▶ **Task description**: Exact reproduction of the data is required, with images excluded.

Given material start

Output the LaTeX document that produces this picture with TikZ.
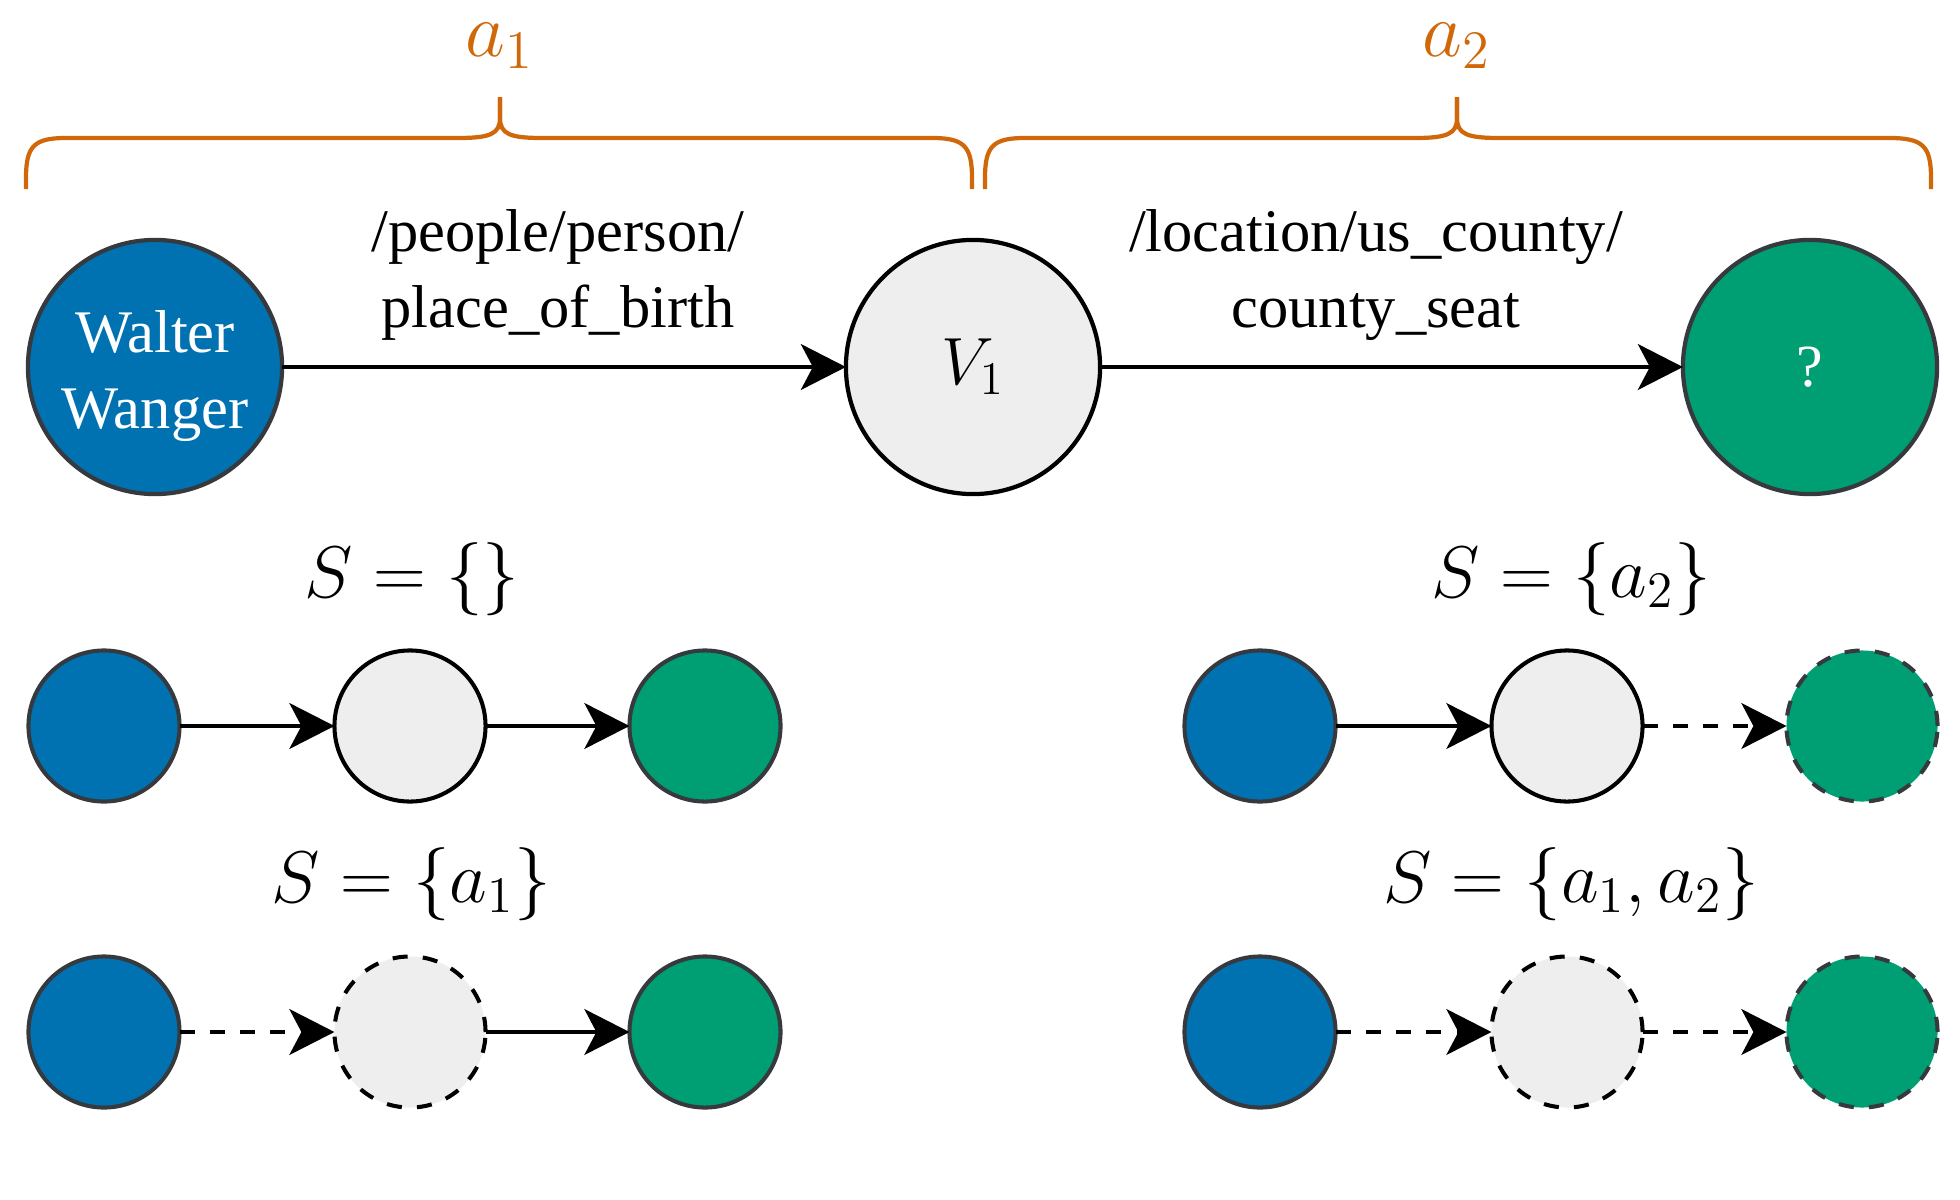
\RequirePackage{fix-cm}
\documentclass[tikz,border=0pt]{standalone}
\usepackage{fontspec}
\setmainfont{Liberation Serif}
\usetikzlibrary{arrows.meta}
\definecolor{cblue}{HTML}{0072B2}
\definecolor{cgreen}{HTML}{009E73}
\definecolor{cgray}{HTML}{EEEEEE}
\definecolor{cborder}{HTML}{36393D}
\definecolor{corange}{HTML}{D0680A}
\begin{document}
\begin{tikzpicture}[x=0.01cm,y=-0.01cm,
  every node/.style={inner sep=0pt, outer sep=0pt},
  bigc/.style={circle, minimum size=2.54cm, line width=1.2pt},
  smallc/.style={circle, minimum size=1.51cm, line width=1.15pt},
  ent/.style={fill=cblue, draw=cborder},
  midn/.style={fill=cgray, draw=black},
  ans/.style={fill=cgreen, draw=cborder},
  dsh/.style={dash pattern=on 4.3pt off 4.3pt},
  arr/.style={line width=1.2pt, -{Stealth[length=12.8pt, width=13pt, inset=3.4pt]}},
  lbl/.style={font=\fontsize{17.2}{21.6}\selectfont, align=center},
  mlbl/.style={font=\fontsize{20.8}{25}\selectfont},
  alabel/.style={font=\fontsize{22}{26}\selectfont, text=corange, anchor=base},
  brace/.style={draw=corange, line width=1.2pt},
]
\fill[white] (0,0) rectangle (1960,1200);
\useasboundingbox (0,0) rectangle (1960,1200);

% braces
\draw[brace] (26,189) -- (26,178) .. controls (26,146) and (34,138) .. (66,138) -- (458,138) .. controls (490,138) and (500,134) .. (500,118) -- (500,97);
\draw[brace] (500,97) -- (500,118) .. controls (500,134) and (510,138) .. (542,138) -- (932,138) .. controls (964,138) and (972,146) .. (972,178) -- (972,189);
\draw[brace] (985,189) -- (985,178) .. controls (985,146) and (993,138) .. (1025,138) -- (1415,138) .. controls (1447,138) and (1457,134) .. (1457,118) -- (1457,97);
\draw[brace] (1457,97) -- (1457,118) .. controls (1457,134) and (1467,138) .. (1499,138) -- (1889,138) .. controls (1923,138) and (1931,146) .. (1931,178) -- (1931,189);
\node[alabel] (a1) at (500,57) {$a_1$};
\node[alabel] (a2) at (1457,57) {$a_2$};

% top chain
\node[bigc, ent, label={[lbl, text=white, yshift=-0.09cm]center:Walter\\Wanger}] (w) at (155,367) {};
\node[bigc, midn, font=\fontsize{19}{23}\selectfont] (v) at (973,367) {$V_1$};
\node[bigc, ans, text=white, font=\fontsize{17}{22}\selectfont] (q) at (1810,367) {?};
\draw[arr] (w) -- (v);
\draw[arr] (v) -- (q);
\node[lbl] (r1) at (558,275) {/people/person/\\place\_of\_birth};
\node[lbl] (r2) at (1376,275) {/location/us\_county/\\county\_seat};

% S = {}
\node[mlbl, anchor=base] (s1) at (412,597) {$S=\{\}$};
\node[smallc, ent] (b1) at (104,726) {};
\node[smallc, midn] (m1) at (410,726) {};
\node[smallc, ans] (g1) at (705,726) {};
\draw[arr] (b1) -- (m1);
\draw[arr] (m1) -- (g1);

% S = {a1}
\node[mlbl, anchor=base] (s2) at (411,902) {$S=\{a_1\}$};
\node[smallc, ent] (b2) at (104,1032) {};
\node[smallc, midn, dsh] (m2) at (410,1032) {};
\node[smallc, ans] (g2) at (705,1032) {};
\draw[arr, dsh] (b2) -- (m2);
\draw[arr] (m2) -- (g2);

% S = {a2}
\node[mlbl, anchor=base] (s3) at (1571,597) {$S=\{a_2\}$};
\node[smallc, ent] (b3) at (1260,726) {};
\node[smallc, midn] (m3) at (1567,726) {};
\node[smallc, ans, dsh] (g3) at (1862,726) {};
\draw[arr] (b3) -- (m3);
\draw[arr, dsh] (m3) -- (g3);

% S = {a1, a2}
\node[mlbl, anchor=base] (s4) at (1571,902) {$S=\{a_1,a_2\}$};
\node[smallc, ent] (b4) at (1260,1032) {};
\node[smallc, midn, dsh] (m4) at (1567,1032) {};
\node[smallc, ans, dsh] (g4) at (1862,1032) {};
\draw[arr, dsh] (b4) -- (m4);
\draw[arr, dsh] (m4) -- (g4);
\end{tikzpicture}
\end{document}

Given material end

▶ **Task solution**:
Output the LaTeX document that produces this picture with TikZ.
\RequirePackage{fix-cm}
\documentclass[tikz,border=0pt]{standalone}
\usepackage{fontspec}
\setmainfont{Liberation Serif}
\usetikzlibrary{arrows.meta}
\definecolor{cblue}{HTML}{0072B2}
\definecolor{cgreen}{HTML}{009E73}
\definecolor{cgray}{HTML}{EEEEEE}
\definecolor{cborder}{HTML}{36393D}
\definecolor{corange}{HTML}{D0680A}
\begin{document}
\begin{tikzpicture}[x=0.01cm,y=-0.01cm,
  every node/.style={inner sep=0pt, outer sep=0pt},
  bigc/.style={circle, minimum size=2.54cm, line width=1.2pt},
  smallc/.style={circle, minimum size=1.51cm, line width=1.15pt},
  ent/.style={fill=cblue, draw=cborder},
  midn/.style={fill=cgray, draw=black},
  ans/.style={fill=cgreen, draw=cborder},
  dsh/.style={dash pattern=on 4.3pt off 4.3pt},
  arr/.style={line width=1.2pt, -{Stealth[length=12.8pt, width=13pt, inset=3.4pt]}},
  lbl/.style={font=\fontsize{17.2}{21.6}\selectfont, align=center},
  mlbl/.style={font=\fontsize{20.8}{25}\selectfont},
  alabel/.style={font=\fontsize{22}{26}\selectfont, text=corange, anchor=base},
  brace/.style={draw=corange, line width=1.2pt},
]
\fill[white] (0,0) rectangle (1960,1200);
\useasboundingbox (0,0) rectangle (1960,1200);

% braces
\draw[brace] (26,189) -- (26,178) .. controls (26,146) and (34,138) .. (66,138) -- (458,138) .. controls (490,138) and (500,134) .. (500,118) -- (500,97);
\draw[brace] (500,97) -- (500,118) .. controls (500,134) and (510,138) .. (542,138) -- (932,138) .. controls (964,138) and (972,146) .. (972,178) -- (972,189);
\draw[brace] (985,189) -- (985,178) .. controls (985,146) and (993,138) .. (1025,138) -- (1415,138) .. controls (1447,138) and (1457,134) .. (1457,118) -- (1457,97);
\draw[brace] (1457,97) -- (1457,118) .. controls (1457,134) and (1467,138) .. (1499,138) -- (1889,138) .. controls (1923,138) and (1931,146) .. (1931,178) -- (1931,189);
\node[alabel] (a1) at (500,57) {$a_1$};
\node[alabel] (a2) at (1457,57) {$a_2$};

% top chain
\node[bigc, ent, label={[lbl, text=white, yshift=-0.09cm]center:Walter\\Wanger}] (w) at (155,367) {};
\node[bigc, midn, font=\fontsize{19}{23}\selectfont] (v) at (973,367) {$V_1$};
\node[bigc, ans, text=white, font=\fontsize{17}{22}\selectfont] (q) at (1810,367) {?};
\draw[arr] (w) -- (v);
\draw[arr] (v) -- (q);
\node[lbl] (r1) at (558,275) {/people/person/\\place\_of\_birth};
\node[lbl] (r2) at (1376,275) {/location/us\_county/\\county\_seat};

% S = {}
\node[mlbl, anchor=base] (s1) at (412,597) {$S=\{\}$};
\node[smallc, ent] (b1) at (104,726) {};
\node[smallc, midn] (m1) at (410,726) {};
\node[smallc, ans] (g1) at (705,726) {};
\draw[arr] (b1) -- (m1);
\draw[arr] (m1) -- (g1);

% S = {a1}
\node[mlbl, anchor=base] (s2) at (411,902) {$S=\{a_1\}$};
\node[smallc, ent] (b2) at (104,1032) {};
\node[smallc, midn, dsh] (m2) at (410,1032) {};
\node[smallc, ans] (g2) at (705,1032) {};
\draw[arr, dsh] (b2) -- (m2);
\draw[arr] (m2) -- (g2);

% S = {a2}
\node[mlbl, anchor=base] (s3) at (1571,597) {$S=\{a_2\}$};
\node[smallc, ent] (b3) at (1260,726) {};
\node[smallc, midn] (m3) at (1567,726) {};
\node[smallc, ans, dsh] (g3) at (1862,726) {};
\draw[arr] (b3) -- (m3);
\draw[arr, dsh] (m3) -- (g3);

% S = {a1, a2}
\node[mlbl, anchor=base] (s4) at (1571,902) {$S=\{a_1,a_2\}$};
\node[smallc, ent] (b4) at (1260,1032) {};
\node[smallc, midn, dsh] (m4) at (1567,1032) {};
\node[smallc, ans, dsh] (g4) at (1862,1032) {};
\draw[arr, dsh] (b4) -- (m4);
\draw[arr, dsh] (m4) -- (g4);
\end{tikzpicture}
\end{document}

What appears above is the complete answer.